When you think of teams with multiple All-Stars, you think of dominance -- the Jazz, the Lakers, the Nets. The Celtics have two All-Stars in Jayson Tatum and Jaylen Brown, but after Wednesday night's blowout loss to the Hawks, Boston is in last place in the Atlantic Division.
Team president Danny Ainge isn't ready to throw his star tandem under the bus, however.
"I wish I had answers for you. I don't," Ainge said on 98.5 The Sports Hub on Thursday. "I do believe in my players. I like them all individually. I think they have good futures. I just think right now our team is in a major funk."
Funk might not be a strong enough word to describe Wednesday's game. Coming off a heartbreaking loss to the Mavericks, the Celtics were down 13 after one quarter and 23 at the half. They allowed the most 3-pointers in team history.
Brown had 17 points for the Celtics and missed all six of his 3-point attempts. Tatum was held to 13 points on 4-of-20 shooting and was just 1-of-8 from long range.
The Celtics have now lost three in a row to fall two games below .500. They've dropped eight of 11 games overall and are on the outside looking in at the playoffs.
"Here's what the biggest thing about Jaylen and Jayson is," Ainge said. "They've been shielded before because they've had other really good players, veterans around them as they developed -- and went to three out of four Eastern Conference [finals].
"Now it's on them. Now they're the stars. And they've got the big contracts. And they got the All-Star nods. So the microscope is on them."
Kemba Walker is one of those veteran All-Stars. Coming off a career year in Charlotte, Boston signed him to a four-year, $141 million deal before last season. He put up solid numbers and took some heat off Brown and Tatum.

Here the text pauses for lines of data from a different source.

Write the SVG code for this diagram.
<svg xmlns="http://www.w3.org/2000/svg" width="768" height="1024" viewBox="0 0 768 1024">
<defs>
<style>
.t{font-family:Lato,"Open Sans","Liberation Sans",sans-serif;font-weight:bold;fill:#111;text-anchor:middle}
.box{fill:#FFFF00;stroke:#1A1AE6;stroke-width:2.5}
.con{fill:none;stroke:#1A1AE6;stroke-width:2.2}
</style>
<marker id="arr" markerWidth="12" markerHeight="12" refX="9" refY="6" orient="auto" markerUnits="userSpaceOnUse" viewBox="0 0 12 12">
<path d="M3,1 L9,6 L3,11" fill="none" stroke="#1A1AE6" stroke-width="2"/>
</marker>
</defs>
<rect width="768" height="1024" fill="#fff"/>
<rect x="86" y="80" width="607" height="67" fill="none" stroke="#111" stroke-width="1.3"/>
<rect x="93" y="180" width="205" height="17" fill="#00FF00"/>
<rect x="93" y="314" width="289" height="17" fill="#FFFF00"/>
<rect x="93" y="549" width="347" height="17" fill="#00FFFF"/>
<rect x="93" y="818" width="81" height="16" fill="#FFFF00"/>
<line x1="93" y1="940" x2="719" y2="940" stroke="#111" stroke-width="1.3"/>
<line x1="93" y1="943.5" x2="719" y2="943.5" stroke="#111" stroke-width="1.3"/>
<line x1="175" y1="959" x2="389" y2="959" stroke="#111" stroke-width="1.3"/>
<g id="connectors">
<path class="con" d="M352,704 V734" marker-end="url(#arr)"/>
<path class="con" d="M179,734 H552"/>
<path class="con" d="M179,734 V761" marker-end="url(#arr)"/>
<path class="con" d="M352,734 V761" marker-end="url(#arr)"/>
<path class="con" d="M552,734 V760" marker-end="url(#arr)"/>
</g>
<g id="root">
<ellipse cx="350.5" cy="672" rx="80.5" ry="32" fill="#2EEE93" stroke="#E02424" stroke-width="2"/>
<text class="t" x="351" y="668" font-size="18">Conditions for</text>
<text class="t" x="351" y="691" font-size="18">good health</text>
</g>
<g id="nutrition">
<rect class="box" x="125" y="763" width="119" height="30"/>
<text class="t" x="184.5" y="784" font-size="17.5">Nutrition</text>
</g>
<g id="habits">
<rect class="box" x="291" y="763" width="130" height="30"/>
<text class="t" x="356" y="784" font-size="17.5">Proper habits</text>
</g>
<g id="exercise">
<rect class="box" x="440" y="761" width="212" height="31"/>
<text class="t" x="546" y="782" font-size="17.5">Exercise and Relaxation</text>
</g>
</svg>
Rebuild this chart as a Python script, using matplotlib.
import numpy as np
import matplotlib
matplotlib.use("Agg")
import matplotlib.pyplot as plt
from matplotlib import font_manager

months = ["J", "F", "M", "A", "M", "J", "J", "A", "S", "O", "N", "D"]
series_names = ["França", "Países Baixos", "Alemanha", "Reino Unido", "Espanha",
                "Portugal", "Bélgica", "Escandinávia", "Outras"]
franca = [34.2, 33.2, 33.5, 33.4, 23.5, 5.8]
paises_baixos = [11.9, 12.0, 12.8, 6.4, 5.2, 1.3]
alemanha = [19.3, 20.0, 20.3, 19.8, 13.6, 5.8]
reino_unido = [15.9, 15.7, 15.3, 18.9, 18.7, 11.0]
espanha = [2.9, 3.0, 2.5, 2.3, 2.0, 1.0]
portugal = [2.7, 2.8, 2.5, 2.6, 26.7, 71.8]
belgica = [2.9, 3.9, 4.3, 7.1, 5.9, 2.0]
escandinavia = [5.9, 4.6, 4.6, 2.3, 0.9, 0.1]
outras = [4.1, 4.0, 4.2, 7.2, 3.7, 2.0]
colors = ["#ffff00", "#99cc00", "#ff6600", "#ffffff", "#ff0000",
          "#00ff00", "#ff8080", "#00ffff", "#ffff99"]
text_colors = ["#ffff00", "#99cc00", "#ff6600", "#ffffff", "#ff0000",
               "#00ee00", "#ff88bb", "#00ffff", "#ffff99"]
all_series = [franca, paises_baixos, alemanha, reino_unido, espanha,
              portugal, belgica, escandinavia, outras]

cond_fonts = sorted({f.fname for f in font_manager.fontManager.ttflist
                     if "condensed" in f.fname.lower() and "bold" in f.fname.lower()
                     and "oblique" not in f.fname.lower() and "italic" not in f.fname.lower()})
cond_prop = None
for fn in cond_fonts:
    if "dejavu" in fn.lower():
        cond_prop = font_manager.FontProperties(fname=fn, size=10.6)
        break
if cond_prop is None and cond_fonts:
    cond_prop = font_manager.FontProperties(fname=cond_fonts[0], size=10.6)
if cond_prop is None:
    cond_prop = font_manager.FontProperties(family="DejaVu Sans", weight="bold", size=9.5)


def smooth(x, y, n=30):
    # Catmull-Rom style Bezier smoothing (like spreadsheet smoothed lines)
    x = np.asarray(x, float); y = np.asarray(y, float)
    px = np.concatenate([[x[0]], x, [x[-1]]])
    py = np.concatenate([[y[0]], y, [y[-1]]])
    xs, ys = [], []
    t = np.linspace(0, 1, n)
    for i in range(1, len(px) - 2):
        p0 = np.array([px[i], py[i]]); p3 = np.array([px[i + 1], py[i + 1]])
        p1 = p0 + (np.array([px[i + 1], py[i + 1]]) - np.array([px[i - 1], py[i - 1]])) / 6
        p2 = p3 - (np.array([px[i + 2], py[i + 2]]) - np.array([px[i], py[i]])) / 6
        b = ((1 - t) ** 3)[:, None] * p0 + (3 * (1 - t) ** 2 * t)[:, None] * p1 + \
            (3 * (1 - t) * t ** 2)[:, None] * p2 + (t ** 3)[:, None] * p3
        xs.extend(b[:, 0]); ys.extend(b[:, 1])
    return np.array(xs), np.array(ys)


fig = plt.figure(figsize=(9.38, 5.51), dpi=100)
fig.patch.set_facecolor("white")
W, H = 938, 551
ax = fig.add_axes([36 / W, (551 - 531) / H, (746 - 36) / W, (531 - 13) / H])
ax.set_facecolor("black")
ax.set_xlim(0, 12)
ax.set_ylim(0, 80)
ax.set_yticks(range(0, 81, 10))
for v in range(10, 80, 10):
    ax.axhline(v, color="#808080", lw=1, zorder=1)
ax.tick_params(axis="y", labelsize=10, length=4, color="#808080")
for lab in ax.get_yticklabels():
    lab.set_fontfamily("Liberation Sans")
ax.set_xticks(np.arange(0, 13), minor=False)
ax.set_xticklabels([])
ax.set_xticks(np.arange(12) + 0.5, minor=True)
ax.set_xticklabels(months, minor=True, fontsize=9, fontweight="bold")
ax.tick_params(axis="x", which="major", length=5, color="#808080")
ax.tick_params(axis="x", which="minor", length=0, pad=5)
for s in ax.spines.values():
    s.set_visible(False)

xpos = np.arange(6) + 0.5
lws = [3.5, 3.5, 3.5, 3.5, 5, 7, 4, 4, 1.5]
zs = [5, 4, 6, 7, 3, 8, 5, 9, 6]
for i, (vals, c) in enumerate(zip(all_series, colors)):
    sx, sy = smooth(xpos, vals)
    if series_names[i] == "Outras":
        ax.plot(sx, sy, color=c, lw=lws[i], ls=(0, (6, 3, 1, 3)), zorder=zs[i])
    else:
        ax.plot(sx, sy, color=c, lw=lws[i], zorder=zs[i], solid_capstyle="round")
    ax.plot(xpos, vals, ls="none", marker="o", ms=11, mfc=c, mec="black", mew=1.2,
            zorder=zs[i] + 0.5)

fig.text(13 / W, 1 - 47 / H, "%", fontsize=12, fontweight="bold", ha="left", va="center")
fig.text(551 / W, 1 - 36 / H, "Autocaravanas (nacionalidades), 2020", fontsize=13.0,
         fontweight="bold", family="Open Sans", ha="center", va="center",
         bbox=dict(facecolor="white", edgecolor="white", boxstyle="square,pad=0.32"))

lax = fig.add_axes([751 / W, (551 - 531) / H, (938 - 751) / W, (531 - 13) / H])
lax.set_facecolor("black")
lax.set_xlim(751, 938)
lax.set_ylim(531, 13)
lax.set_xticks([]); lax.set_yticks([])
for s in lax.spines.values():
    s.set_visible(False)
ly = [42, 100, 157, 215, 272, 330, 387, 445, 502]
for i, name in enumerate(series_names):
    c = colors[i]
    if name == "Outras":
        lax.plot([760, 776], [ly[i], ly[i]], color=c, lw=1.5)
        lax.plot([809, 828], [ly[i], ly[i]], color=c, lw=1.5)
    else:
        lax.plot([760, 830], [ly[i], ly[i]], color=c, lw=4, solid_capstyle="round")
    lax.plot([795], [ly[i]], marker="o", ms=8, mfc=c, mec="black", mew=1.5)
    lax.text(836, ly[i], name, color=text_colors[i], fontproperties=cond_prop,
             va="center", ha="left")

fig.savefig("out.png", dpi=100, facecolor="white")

This year, a knee injury has limited him to 16 games. His scoring average is his worst in five years and he's shooting just 37.5% from the floor. The Celtics held him out of Wednesday's game to avoid a back-to-back, and Boston got throttled.
Like he did last week, Ainge is saying that the issues with the Celtics are on him more than his young stars or coach Brad Stevens.
"This is a me problem," Ainge said. "I'm saying that I love my two young guys, they're not perfect, and they're learning, and this adversity is part of their growth and development -- not intentionally, it's just the nature of the beast."
But Ainge said he's not trying to make excuses.
"We're playing terribly," he said. "We don't have a good enough team -- in my opinion."
He added that he's not looking to make a change for change's sake, "but I am looking to do something that will make a difference on our team."
The Celtics' first chance to get back on track comes Friday at home against a struggling Pacers team. Then it's the resurgent Wizards in town Sunday before games against the Clippers, Raptors and Nets.
"I think they both hold themselves accountable," Ainge said of Brown and Tatum. "You're talking about two hardworking kids that are trying to get better. And this is a very frustrating time for them."